Eine realistischere Prognose des Strombedarfs ist längst überfällig, sagt Kerstin Andreae, Vorsitzende der BDEW-Hauptgeschäftsführung. „Es ist schon seit Langem klar, dass mehr Strom benötigt wird, wenn Millionen E-Autos und Wärmepumpen auf dem Markt sind und immer mehr grüner Wasserstoff produziert wird. Die Bundesregierung hätte ihre Prognose schon viel früher anpassen können.“ Die neuen CO2-Minderungsziele des novellierten Bundes-Klimaschutzgesetzes hätten den Handlungsdruck jedoch noch einmal deutlich verschärft. So geht der BDEW von einem noch größeren Strombedarf in Höhe von etwa 700 Terawattstunden aus. „Aus unserer Sicht ist zudem ein höherer Anteil der Erneuerbaren Energien an der Stromerzeugung von 70 Prozent bis 2030 erforderlich, wenn die Klimaziele erreicht werden sollen. Dadurch wird eine Anhebung der Ausbaupfade im EEG notwendig: Dies könnte für 2030 etwa 100 Gigawatt für Windenergieanlagen an Land, 11 Gigawatt für Biomasse und mindestens Gigawatt für Photovoltaik (Dach und Freifläche) bedeuten“, so Andreae.

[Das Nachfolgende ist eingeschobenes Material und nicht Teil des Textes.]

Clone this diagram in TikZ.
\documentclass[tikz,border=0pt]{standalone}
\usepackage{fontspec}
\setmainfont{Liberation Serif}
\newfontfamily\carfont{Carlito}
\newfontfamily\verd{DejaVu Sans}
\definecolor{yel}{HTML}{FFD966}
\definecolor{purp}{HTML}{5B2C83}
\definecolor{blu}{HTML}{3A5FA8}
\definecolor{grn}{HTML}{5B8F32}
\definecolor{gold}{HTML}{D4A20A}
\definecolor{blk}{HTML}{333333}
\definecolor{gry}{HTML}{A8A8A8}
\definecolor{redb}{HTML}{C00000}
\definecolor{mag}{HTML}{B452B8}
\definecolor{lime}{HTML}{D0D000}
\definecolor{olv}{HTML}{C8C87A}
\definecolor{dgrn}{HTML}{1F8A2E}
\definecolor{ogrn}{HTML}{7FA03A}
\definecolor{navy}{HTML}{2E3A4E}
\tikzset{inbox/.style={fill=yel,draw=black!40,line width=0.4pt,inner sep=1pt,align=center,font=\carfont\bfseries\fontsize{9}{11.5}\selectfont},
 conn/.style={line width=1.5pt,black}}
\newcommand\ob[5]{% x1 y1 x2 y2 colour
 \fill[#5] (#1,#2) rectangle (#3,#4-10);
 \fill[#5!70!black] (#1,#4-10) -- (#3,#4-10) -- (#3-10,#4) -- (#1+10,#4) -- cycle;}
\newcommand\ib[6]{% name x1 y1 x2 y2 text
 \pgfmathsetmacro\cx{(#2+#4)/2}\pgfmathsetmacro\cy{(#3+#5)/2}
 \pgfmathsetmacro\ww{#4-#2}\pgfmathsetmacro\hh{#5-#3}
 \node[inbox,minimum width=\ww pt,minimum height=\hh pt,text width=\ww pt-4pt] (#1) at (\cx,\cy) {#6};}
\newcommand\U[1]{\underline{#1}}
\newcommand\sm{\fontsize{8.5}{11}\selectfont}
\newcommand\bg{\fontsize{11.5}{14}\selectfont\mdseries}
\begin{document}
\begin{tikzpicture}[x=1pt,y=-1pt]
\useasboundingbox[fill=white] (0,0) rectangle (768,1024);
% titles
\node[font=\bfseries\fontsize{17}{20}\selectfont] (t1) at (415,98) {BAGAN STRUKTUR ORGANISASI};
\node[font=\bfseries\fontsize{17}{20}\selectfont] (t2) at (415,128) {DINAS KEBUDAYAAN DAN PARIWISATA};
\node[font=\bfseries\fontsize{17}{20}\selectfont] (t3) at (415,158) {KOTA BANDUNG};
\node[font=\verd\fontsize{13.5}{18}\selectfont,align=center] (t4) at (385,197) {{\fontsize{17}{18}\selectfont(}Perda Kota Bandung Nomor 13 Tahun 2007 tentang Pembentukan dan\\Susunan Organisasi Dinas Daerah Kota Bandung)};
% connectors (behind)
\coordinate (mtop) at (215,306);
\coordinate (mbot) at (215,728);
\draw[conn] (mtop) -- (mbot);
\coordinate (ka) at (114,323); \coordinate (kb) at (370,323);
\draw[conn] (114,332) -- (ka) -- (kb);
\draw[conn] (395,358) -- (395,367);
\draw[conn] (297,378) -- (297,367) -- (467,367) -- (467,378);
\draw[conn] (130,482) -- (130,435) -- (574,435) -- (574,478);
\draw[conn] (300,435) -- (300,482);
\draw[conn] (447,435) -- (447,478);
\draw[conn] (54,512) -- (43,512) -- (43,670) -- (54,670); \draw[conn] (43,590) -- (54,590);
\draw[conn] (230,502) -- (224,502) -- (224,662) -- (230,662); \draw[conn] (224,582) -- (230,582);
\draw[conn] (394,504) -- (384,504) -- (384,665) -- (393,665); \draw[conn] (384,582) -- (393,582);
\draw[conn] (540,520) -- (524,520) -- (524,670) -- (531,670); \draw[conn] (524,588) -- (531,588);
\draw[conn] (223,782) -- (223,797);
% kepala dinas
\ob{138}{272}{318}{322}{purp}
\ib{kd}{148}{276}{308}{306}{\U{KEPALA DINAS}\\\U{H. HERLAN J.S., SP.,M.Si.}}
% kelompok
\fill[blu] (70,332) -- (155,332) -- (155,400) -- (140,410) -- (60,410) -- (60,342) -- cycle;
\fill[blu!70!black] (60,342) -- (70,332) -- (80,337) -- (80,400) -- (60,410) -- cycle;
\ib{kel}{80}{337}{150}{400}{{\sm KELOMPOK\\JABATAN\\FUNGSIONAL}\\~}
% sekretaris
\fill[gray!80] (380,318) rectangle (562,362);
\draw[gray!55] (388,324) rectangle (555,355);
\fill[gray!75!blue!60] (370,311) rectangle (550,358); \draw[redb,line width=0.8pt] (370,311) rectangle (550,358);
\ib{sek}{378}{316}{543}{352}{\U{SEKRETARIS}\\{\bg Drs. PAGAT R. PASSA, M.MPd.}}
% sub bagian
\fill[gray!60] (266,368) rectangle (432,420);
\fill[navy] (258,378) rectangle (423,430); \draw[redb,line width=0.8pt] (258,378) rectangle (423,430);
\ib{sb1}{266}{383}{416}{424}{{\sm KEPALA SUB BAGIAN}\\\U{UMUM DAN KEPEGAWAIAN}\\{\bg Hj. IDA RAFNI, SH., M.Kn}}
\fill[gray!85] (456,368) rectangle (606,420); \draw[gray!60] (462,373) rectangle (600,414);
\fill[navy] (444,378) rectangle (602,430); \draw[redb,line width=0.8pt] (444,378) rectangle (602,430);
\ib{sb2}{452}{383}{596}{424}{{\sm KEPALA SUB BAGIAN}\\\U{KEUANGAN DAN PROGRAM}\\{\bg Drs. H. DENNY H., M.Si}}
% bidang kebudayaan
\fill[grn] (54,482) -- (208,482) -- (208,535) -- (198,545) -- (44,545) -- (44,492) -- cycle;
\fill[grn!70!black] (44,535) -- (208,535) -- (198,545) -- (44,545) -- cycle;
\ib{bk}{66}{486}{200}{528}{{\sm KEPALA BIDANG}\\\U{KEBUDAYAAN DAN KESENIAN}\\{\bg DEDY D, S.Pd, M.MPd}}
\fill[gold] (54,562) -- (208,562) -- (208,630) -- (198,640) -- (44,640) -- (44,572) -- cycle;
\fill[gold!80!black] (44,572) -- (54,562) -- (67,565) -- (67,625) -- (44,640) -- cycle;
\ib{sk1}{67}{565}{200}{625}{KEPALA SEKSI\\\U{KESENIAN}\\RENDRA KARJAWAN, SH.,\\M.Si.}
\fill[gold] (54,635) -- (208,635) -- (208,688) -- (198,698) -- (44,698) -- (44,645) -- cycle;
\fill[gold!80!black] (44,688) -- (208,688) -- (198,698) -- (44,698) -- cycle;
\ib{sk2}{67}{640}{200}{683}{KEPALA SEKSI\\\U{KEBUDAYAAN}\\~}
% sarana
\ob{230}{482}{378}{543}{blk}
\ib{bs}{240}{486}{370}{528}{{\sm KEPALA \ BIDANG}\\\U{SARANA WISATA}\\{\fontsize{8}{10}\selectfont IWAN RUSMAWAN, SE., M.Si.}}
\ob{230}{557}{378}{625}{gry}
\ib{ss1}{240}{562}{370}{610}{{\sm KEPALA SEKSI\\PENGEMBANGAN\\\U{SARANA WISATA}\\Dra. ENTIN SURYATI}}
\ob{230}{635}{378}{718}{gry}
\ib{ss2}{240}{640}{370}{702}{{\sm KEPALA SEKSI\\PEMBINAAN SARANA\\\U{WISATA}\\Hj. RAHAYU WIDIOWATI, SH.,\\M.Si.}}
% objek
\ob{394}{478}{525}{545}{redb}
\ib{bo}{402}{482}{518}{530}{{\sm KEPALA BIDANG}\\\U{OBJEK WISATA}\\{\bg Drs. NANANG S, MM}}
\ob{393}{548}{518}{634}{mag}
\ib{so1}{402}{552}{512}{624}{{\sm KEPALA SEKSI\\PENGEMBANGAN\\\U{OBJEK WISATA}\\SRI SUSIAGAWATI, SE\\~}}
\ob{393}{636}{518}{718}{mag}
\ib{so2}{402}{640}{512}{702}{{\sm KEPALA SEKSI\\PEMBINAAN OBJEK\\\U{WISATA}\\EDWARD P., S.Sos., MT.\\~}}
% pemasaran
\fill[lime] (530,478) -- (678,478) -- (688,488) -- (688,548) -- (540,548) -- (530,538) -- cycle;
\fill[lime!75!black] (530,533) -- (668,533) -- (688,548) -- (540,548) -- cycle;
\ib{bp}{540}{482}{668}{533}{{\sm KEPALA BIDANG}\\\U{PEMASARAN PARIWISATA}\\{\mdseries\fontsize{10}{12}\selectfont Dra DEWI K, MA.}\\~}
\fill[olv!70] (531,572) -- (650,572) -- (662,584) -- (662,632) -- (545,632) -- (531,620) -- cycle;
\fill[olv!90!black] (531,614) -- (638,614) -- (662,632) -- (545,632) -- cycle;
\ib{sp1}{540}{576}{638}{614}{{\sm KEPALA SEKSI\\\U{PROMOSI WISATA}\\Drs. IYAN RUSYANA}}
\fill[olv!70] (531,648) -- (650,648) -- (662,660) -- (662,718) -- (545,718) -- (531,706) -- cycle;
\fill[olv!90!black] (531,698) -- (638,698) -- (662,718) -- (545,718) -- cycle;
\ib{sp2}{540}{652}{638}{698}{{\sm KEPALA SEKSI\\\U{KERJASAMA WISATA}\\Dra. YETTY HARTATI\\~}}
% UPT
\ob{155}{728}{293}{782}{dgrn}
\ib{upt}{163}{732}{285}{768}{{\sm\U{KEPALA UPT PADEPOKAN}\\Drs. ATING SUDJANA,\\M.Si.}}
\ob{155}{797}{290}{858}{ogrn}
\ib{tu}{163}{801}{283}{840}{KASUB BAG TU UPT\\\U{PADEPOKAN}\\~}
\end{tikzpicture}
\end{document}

Auch die heraufgesetzte Prognose werde der Sektorenkoppelung nicht gerecht, sagt Simone Peter, Präsidentin des Bundesverbands Erneuerbare Energie e.V. (BEE). Zudem kritisiert sie, dass der beschleunigte Ausbau der Erneuerbaren weiter auf sich warten lässt. Damit drohe eine Ökostrom-Lücke. „Die erneute Verschiebung der Festlegung konkreter Ausbauziele ist die gleichzeitige Negierung der nun getroffenen Annahmen“, so Peter. Klimaschutz, Industriestandort und die sichere Energieversorgung verlören wichtige Monate. „Spätestens ein erstes 100-Tage-Programm einer neuen Bundesregierung muss den Erneuerbaren-Turbo in allen Sektoren und für die Sektorenkopplung einschalten, zusammen mit den Ländern mehr Flächen und Genehmigungen bereitstellen und eine Akzeptanzoffensive mit und für die Bürgerinnen und Bürger starten“, sagt die BEE-Präsidentin.

Anmerkung der Redaktion: Wir ergänzen diese News laufend um weitere Statements.